- SET EXERCISE: Only the lines from the one with "Reproduce this chart with matplotlib." to the one with "from datetime import datetime", both included, should be output, without any images.

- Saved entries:
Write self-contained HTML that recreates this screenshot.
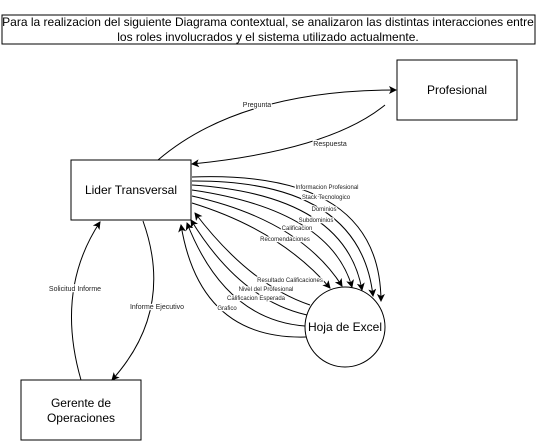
<!DOCTYPE html>
<html><head><meta charset="utf-8"><style>
body{margin:0;background:#fff;}
svg{display:block;font-family:"Liberation Sans",sans-serif;}
.l{font-size:6px;fill:#222;text-anchor:middle;stroke:#fff;stroke-width:2.5px;paint-order:stroke;stroke-linejoin:round;}
.m{font-size:7px;}
.b{font-size:12px;fill:#000;text-anchor:middle;}
path.c{fill:none;stroke:#000;stroke-width:1;marker-end:url(#a);}
</style></head><body>
<svg width="537" height="441" viewBox="0 0 537 441">
<defs><marker id="a" markerWidth="8" markerHeight="8" refX="7" refY="4" orient="auto" markerUnits="userSpaceOnUse"><path d="M0,0 L8,4 L0,8 L2,4 z" fill="#000"/></marker></defs>
<rect x="2" y="15" width="533" height="29" fill="#fff" stroke="#000"/>
<text class="b" x="268" y="26">Para la realizacion del siguiente Diagrama contextual, se analizaron las distintas interacciones entre</text>
<text class="b" x="268" y="41">los roles involucrados y el sistema utilizado actualmente.</text>

<rect x="397" y="60" width="120" height="60" fill="#fff" stroke="#000"/>
<text class="b" x="457" y="94">Profesional</text>
<rect x="71" y="160" width="120" height="60" fill="#fff" stroke="#000"/>
<text class="b" x="131" y="194">Lider Transversal</text>
<rect x="21" y="380" width="120" height="60" fill="#fff" stroke="#000"/>
<text class="b" x="81" y="407">Gerente de</text>
<text class="b" x="81" y="422">Operaciones</text>

<path class="c" d="M158,160 Q240,90 396,90"/>
<path class="c" d="M385,105 Q330,150 192,164"/>
<path class="c" d="M81,380 Q55,290 100,222"/>
<path class="c" d="M143,221 Q175,310 112,380"/>

<path class="c" d="M192,177 Q380,170 381,301"/>
<path class="c" d="M192,181 Q360,180 373,296"/>
<path class="c" d="M192,185 Q345,195 362,290"/>
<path class="c" d="M192,190 Q330,210 352,287"/>
<path class="c" d="M192,196 Q300,220 342,286"/>
<path class="c" d="M192,203 Q280,230 330,288"/>

<path class="c" d="M310,305 Q250,285 195,213"/>
<path class="c" d="M307,315 Q240,300 191,220"/>
<path class="c" d="M305,326 Q225,320 187,223"/>
<path class="c" d="M306,337 Q200,340 181,225"/>

<circle cx="345" cy="327" r="40" fill="#fff" stroke="#000"/>
<text class="b" x="345" y="331">Hoja de Excel</text>

<text class="l m" x="257" y="107">Pregunta</text>
<text class="l m" x="330" y="146">Respuesta</text>
<text class="l m" x="75" y="291">Solicitud Informe</text>
<text class="l m" x="157" y="309">Informe Ejecutivo</text>
<text class="l" x="327" y="189">Informacion Profesional</text>
<text class="l" x="326" y="199">Stack Tecnologico</text>
<text class="l" x="324" y="211">Dominios</text>
<text class="l" x="316" y="222">Subdominios</text>
<text class="l" x="297" y="230">Calificacion</text>
<text class="l" x="285" y="241">Recomendaciones</text>
<text class="l" x="290" y="282">Resultado Calificaciones</text>
<text class="l" x="266" y="291">Nivel del Profesional</text>
<text class="l" x="256" y="300">Calificacion Esperada</text>
<text class="l" x="227" y="310">Grafico</text>
</svg>
</body></html>
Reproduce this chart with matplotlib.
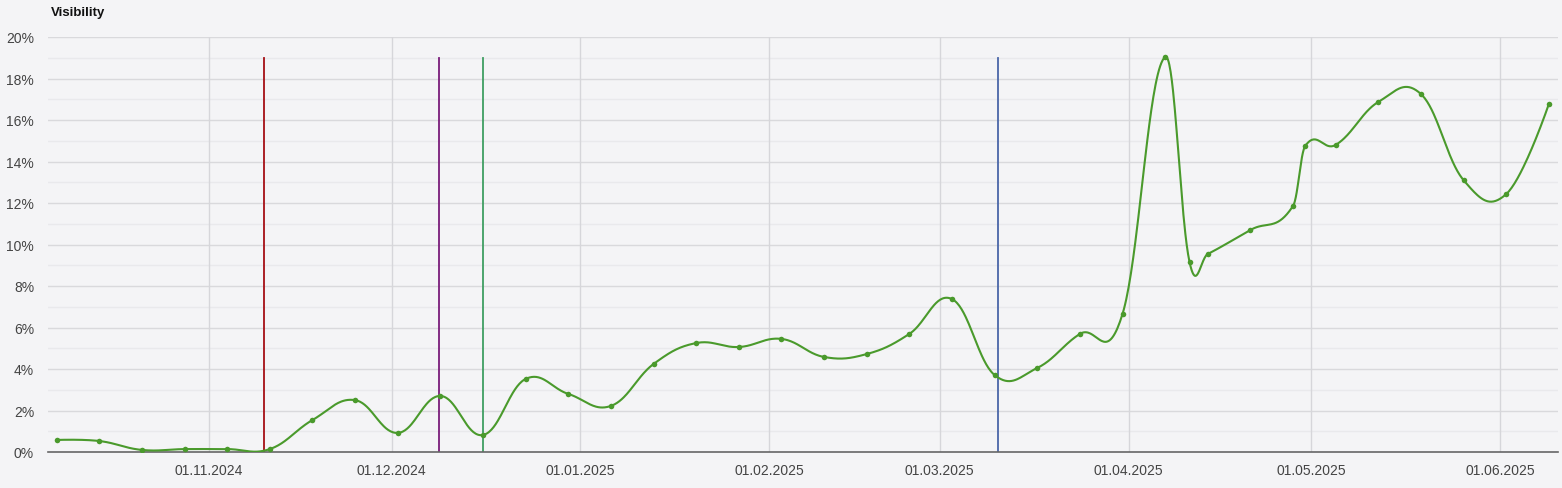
import numpy as np
import matplotlib
matplotlib.use("Agg")
import matplotlib.pyplot as plt
import matplotlib.dates as mdates
from datetime import datetime

dates = ["2024-10-07", "2024-10-14", "2024-10-21", "2024-10-28", "2024-11-04", "2024-11-11",
         "2024-11-18", "2024-11-25", "2024-12-02", "2024-12-09", "2024-12-16", "2024-12-23",
         "2024-12-30", "2025-01-06", "2025-01-13", "2025-01-20", "2025-01-27", "2025-02-03",
         "2025-02-10", "2025-02-17", "2025-02-24", "2025-03-03", "2025-03-10", "2025-03-17",
         "2025-03-24", "2025-03-31", "2025-04-07", "2025-04-11", "2025-04-14", "2025-04-21",
         "2025-04-28", "2025-04-30", "2025-05-05", "2025-05-12", "2025-05-19", "2025-05-26",
         "2025-06-02", "2025-06-09"]
visibility = [0.58, 0.53, 0.10, 0.14, 0.14, 0.14,
              1.54, 2.50, 0.92, 2.70, 0.82, 3.52,
              2.80, 2.22, 4.24, 5.25, 5.06, 5.45,
              4.58, 4.72, 5.69, 7.37, 3.71, 4.05,
              5.69, 6.65, 19.04, 9.16, 9.54, 10.70,
              11.86, 14.75, 14.80, 16.87, 17.25, 13.10,
              12.43, 16.77]
event_dates = ["2024-11-10 00:00", "2024-12-08 20:00", "2024-12-16 00:00", "2025-03-10 12:00"]
event_colors = ["#a50f15", "#7a1c7a", "#3f9e62", "#4a66a8"]
event_height = 19.0
month_ticks = ["2024-11-01", "2024-12-01", "2025-01-01", "2025-02-01", "2025-03-01",
               "2025-04-01", "2025-05-01", "2025-06-01"]

x = mdates.date2num([datetime.strptime(d, "%Y-%m-%d") for d in dates])
y = np.array(visibility)


def cardinal_spline(xs, ys, smoothing=1.5, n=40):
    px, py = [], []
    N = len(xs)
    ctrl = []
    for i in range(N):
        if i == 0 or i == N - 1:
            ctrl.append(None)
            continue
        lx, ly = xs[i - 1], ys[i - 1]
        nx, ny = xs[i + 1], ys[i + 1]
        X, Y = xs[i], ys[i]
        d = smoothing + 1
        lcx = (smoothing * X + lx) / d
        lcy = (smoothing * Y + ly) / d
        rcx = (smoothing * X + nx) / d
        rcy = (smoothing * Y + ny) / d
        if rcx != lcx:
            corr = ((rcy - lcy) * (rcx - X)) / (rcx - lcx) + Y - rcy
            lcy += corr
            rcy += corr
        ctrl.append(((lcx, lcy), (rcx, rcy)))
    t = np.linspace(0, 1, n)
    for i in range(N - 1):
        p0 = np.array([xs[i], ys[i]])
        p3 = np.array([xs[i + 1], ys[i + 1]])
        p1 = np.array(ctrl[i][1]) if ctrl[i] else p0
        p2 = np.array(ctrl[i + 1][0]) if ctrl[i + 1] else p3
        b = ((1 - t) ** 3)[:, None] * p0 + (3 * (1 - t) ** 2 * t)[:, None] * p1 \
            + (3 * (1 - t) * t ** 2)[:, None] * p2 + (t ** 3)[:, None] * p3
        px.extend(b[:, 0])
        py.extend(b[:, 1])
    return np.array(px), np.array(py)


plt.rcParams['font.family'] = ['Liberation Sans', 'DejaVu Sans']
fig = plt.figure(figsize=(15.62, 4.89), dpi=100)
bg = "#f4f4f6"
fig.patch.set_facecolor(bg)
ax = fig.add_axes([48 / 1562, 36 / 489, (1558 - 48) / 1562, (453 - 38) / 489])
ax.set_facecolor(bg)

xmin = mdates.date2num(datetime(2024, 10, 5, 14))
xmax = mdates.date2num(datetime(2025, 6, 10, 12))
ax.set_xlim(xmin, xmax)
ax.set_ylim(0, 20)

# grid
for v in np.arange(1, 20, 2):
    ax.axhline(v, color="#e9e9ec", lw=1.0, zorder=0)
for v in np.arange(2, 21, 2):
    ax.axhline(v, color="#d9d9dc", lw=1.0, zorder=0)
mt = mdates.date2num([datetime.strptime(d, "%Y-%m-%d") for d in month_ticks])
for m in mt:
    ax.axvline(m, color="#d6d6da", lw=1.0, zorder=0)

for spine in ["top", "right", "left"]:
    ax.spines[spine].set_visible(False)
ax.spines["bottom"].set_color("#666666")
ax.spines["bottom"].set_linewidth(1.2)

ax.set_yticks(np.arange(0, 21, 2))
ax.set_yticklabels([f"{v}%" for v in range(0, 21, 2)])
ax.set_xticks(mt)
ax.set_xticklabels([datetime.strptime(d, "%Y-%m-%d").strftime("%d.%m.%Y") for d in month_ticks])
ax.tick_params(axis="y", length=0, pad=10, labelsize=10, labelcolor="#444444")
ax.tick_params(axis="x", length=0, pad=8, labelsize=10, labelcolor="#444444")

# event lines
ed = mdates.date2num([datetime.strptime(d, "%Y-%m-%d %H:%M") for d in event_dates])
for e, c in zip(ed, event_colors):
    ax.plot([e, e], [0, event_height], color=c, lw=1.3, zorder=2)

sx, sy = cardinal_spline(x, y)
ax.plot(sx, sy, color="#4a9a2c", lw=1.5, zorder=3, solid_capstyle="round")
ax.scatter(x, y, s=16, color="#4a9a2c", zorder=4, linewidths=0)

fig.text(51 / 1562, 1 - 13 / 489, "Visibility", fontsize=9.5, fontweight="bold",
         va="center", ha="left", color="#111111")

fig.savefig("out.png", dpi=100, facecolor=bg)
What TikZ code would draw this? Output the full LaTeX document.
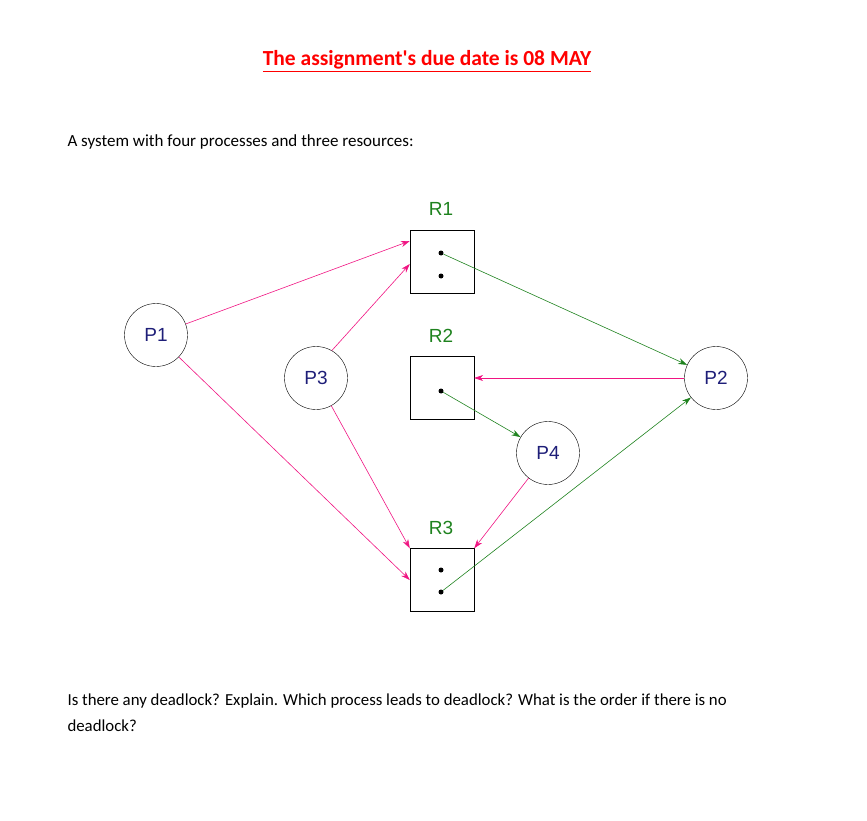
\documentclass[tikz,border=0pt]{standalone}
\usepackage{fontspec}
\setmainfont{Carlito}
\newfontfamily\titlef[Ligatures=TeXOff]{Carlito}
\newfontfamily\arialf{Liberation Sans}
\usetikzlibrary{arrows.meta}
\definecolor{pk}{RGB}{240,20,130}
\definecolor{gr}{RGB}{30,130,30}
\definecolor{nv}{RGB}{30,30,120}
\begin{document}
\begin{tikzpicture}[x=1pt,y=-1pt,
  proc/.style={draw,circle,minimum size=63pt,inner sep=0pt,font=\arialf\fontsize{19}{21}\selectfont,text=nv},
  res/.style={draw,minimum width=64pt,minimum height=63pt,inner sep=0pt},
  rlab/.style={font=\arialf\fontsize{19}{21}\selectfont,text=gr},
  dot/.style={circle,fill,inner sep=0pt,minimum size=5pt},
  req/.style={pk,-{Stealth[length=9pt,width=6pt]},line width=0.6pt},
  asg/.style={gr,-{Stealth[length=9pt,width=6pt]},line width=0.6pt},
  txt/.style={font=\fontsize{16.8}{20}\selectfont,anchor=west}]
\useasboundingbox (0,0) rectangle (867,821);
\node[font=\titlef\bfseries\fontsize{21.5}{24}\selectfont,text=red] (title) at (427,61) {\underline{The assignment's due date is 08 MAY}};
\node[txt,font=\fontsize{17}{20}\selectfont] (intro) at (64,142) {A system with four processes and three resources:};
\node[res] (R1) at (442,262) {};
\node[res] (R2) at (442,388) {};
\node[res] (R3) at (442,580) {};
\node[rlab] (l1) at (441,209) {R1};
\node[rlab] (l2) at (441,336) {R2};
\node[rlab] (l3) at (441,528) {R3};
\node[dot] (d1a) at (441,253) {};
\node[dot] (d1b) at (441,276) {};
\node[dot] (d2) at (441,391) {};
\node[dot] (d3a) at (441,570) {};
\node[dot] (d3b) at (441,592) {};
\node[proc] (P1) at (156,335) {P1};
\node[proc] (P3) at (316,378) {P3};
\node[proc] (P2) at (716,378) {P2};
\node[proc] (P4) at (548,453) {P4};
\draw[req] (P1) -- (R1.west |- 0,241);
\draw[req] (P1) -- (R3.west |- 0,580);
\draw[req] (P3.60) -- (R1.west |- 0,264);
\draw[req] (P3) -- (R3.north west);
\draw[req] (P2) -- (R2.east |- P2);
\draw[req] (P4) -- (R3.north east);
\draw[asg] (d1a) -- (P2);
\draw[asg] (d2) -- (P4);
\draw[asg] (d3b) -- (P2);
\node[txt] (q1) at (64,701) {Is there any deadlock? Explain. Which process leads to deadlock? What is the order if there is no};
\node[txt] (q2) at (64,726) {deadlock?};
\end{tikzpicture}
\end{document}
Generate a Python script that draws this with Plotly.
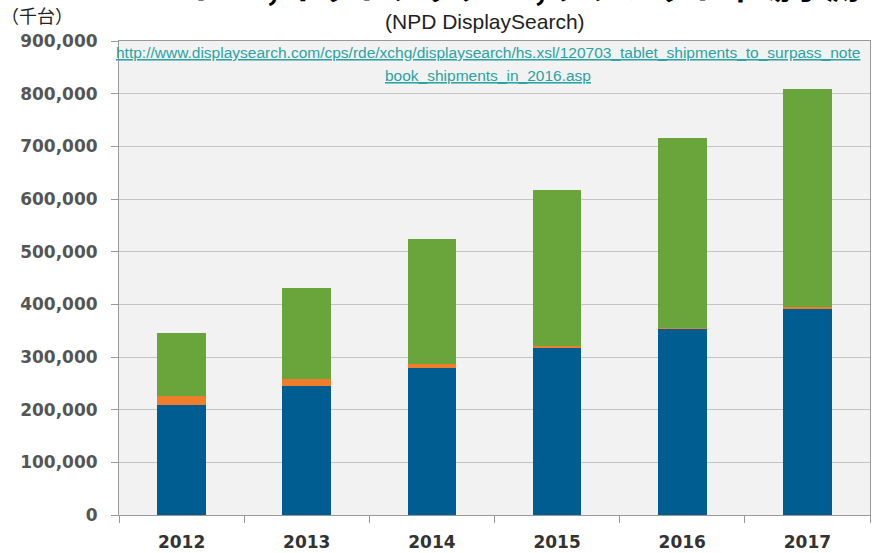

- RESULT OF THIS EXERCISE:
Reproduce this chart with matplotlib.
import numpy as np
import matplotlib
matplotlib.use("Agg")
import matplotlib.pyplot as plt
import matplotlib.dates as mdates
from datetime import datetime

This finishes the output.